Per finire, due parole sul ruolo dello sgravio contributivo. Non si può escludere che l'andamento moderatamente positivo dell'occupazione vada attribuito in gran parte proprio allo sgravio contributivo varato con la legge di stabilità 2015. Per i fortunati che sono riusciti ad accaparrarselo, il risparmio contributivo è di oltre 8 mila euro all'anno per ogni nuovo occupato a tempo indeterminato. L'intervento è costato alle casse pubbliche ben oltre 3 miliardi di euro, uno per ciascun anno dal 2015 al 2017. Una cifra notevole, ma che in fin dei conti basta per poco più di 124 mila occupati, e dura solo tre anni. Ora, sarà pure un caso, però, nei primi sette mesi del 2015 il numero degli occupati è cresciuto proprio di 124 mila unità. Che poi è all'incirca il numero di nuovi posti fissi, al netto delle trasformazioni da vecchi contratti a tempo determinato, risultante dai numeri corretti del ministero. È solo una coincidenza? Cioè, solo per caso il numero dei nuovi occupati coincide con il numero massimo delle assunzioni con sgravio contributivo?

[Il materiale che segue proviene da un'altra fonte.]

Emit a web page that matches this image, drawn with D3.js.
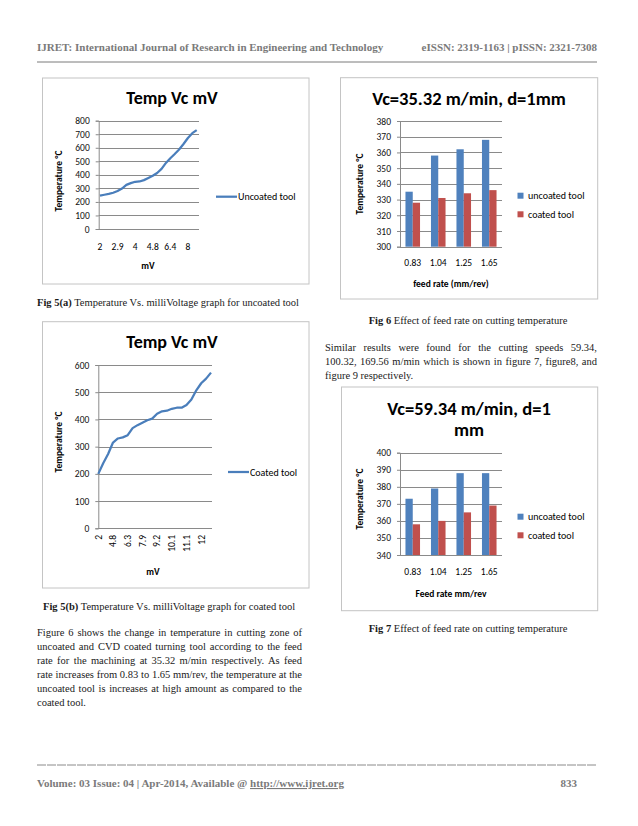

Speriamo, perché se malauguratamente non fosse una coincidenza, vorrebbe dire che il sussidio erogato dal governo ha esaurito il suo effetto. E che in assenza di una vera ripresa dell'economia, l'occupazione da adesso in poi tornerà a stagnare. A meno che il governo non decida di spenderci su altri miliardi. Tuttavia, spendere altre risorse servirebbe solo a sussidiare posti di lavoro che alla fine del triennio, senza più lo sgravio contributivo e senza una vera ripresa, svanirebbero nel nulla dall'oggi al domani. Perché, parliamoci chiaro, dopo il jobs act i nuovi contratti a tempo indeterminato non sono più “posti fissi”. Di fatto sono diventati contratti a tempo determinato.
Insomma, i dati ISTAT celebrati la settimana scorsa, in realtà, sono fatti di luci e ombre. E le prospettive dell'occupazione non appaiono ancora così rosee come qualcuno vorrebbe far credere. Ho dato una lettura un po' troppo pessimistica dei dati ISTAT sulla disoccupazione? Forse, ma d'altro canto, oggi tutti usano i numeri senza farsi troppi scrupoli, anche il ministero lo fa. Quindi abbiate pazienza se, per una volta, l'ho fatto anche io.